Third Amendment Effective Date” has the meaning given to such term in Section 7 of the Third Amendment.
Third Amendment Term Commitments” has the meaning given in the recitals of the Third Amendment.
Third Amendment Term Loans” has the meaning specified in Section 2.01(a).
(b)    Section 1.01 of the Credit Agreement is hereby amended by restating clause (c) of the definition of “Applicable Rate” therein in its entirety as follows:
“(c)    with respect to Third Amendment Term Loans, (i) for Eurodollar Rate Loans, 2.75% and (ii) for Base Rate Loans, 1.75%; and
(d)    with respect to any Additional Term Loans (other than the Third Amendment Term Loans) or Additional Revolving Credit Commitments, such amount as may be agreed to by the applicable Borrower, the Administrative Agent and the Additional Term Lenders or Additional Revolving Credit Lenders, as the case may be.”

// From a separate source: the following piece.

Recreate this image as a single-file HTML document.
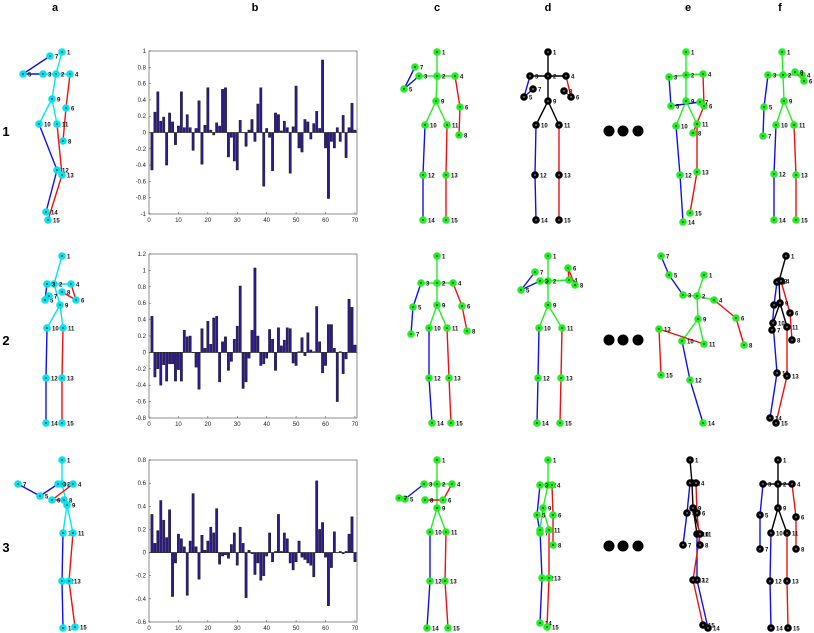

(c)    Section 1.01 of the Credit Agreement is hereby amended by adding to the end of the definition of “Base Rate Loan” the following language: “; provided that Third Amendment Term Loans that are Base Rate Loans will be subject to a Base Rate floor of 1.75% per annum.”
(d)    Section 1.01 of the Credit Agreement is hereby amended by deleting the word “or” immediately before clause (c) in the definition of “Eurodollar Rate”, replacing the “.” at the end of clause (c) with “, or” and adding the following clause (d):
“(d)    in the case of Eurodollar Rate Loans that are Third Amendment Term Loans, if greater than the rate determined by the Administrative Agent pursuant to the foregoing clauses (a) and (b), 0.75%.”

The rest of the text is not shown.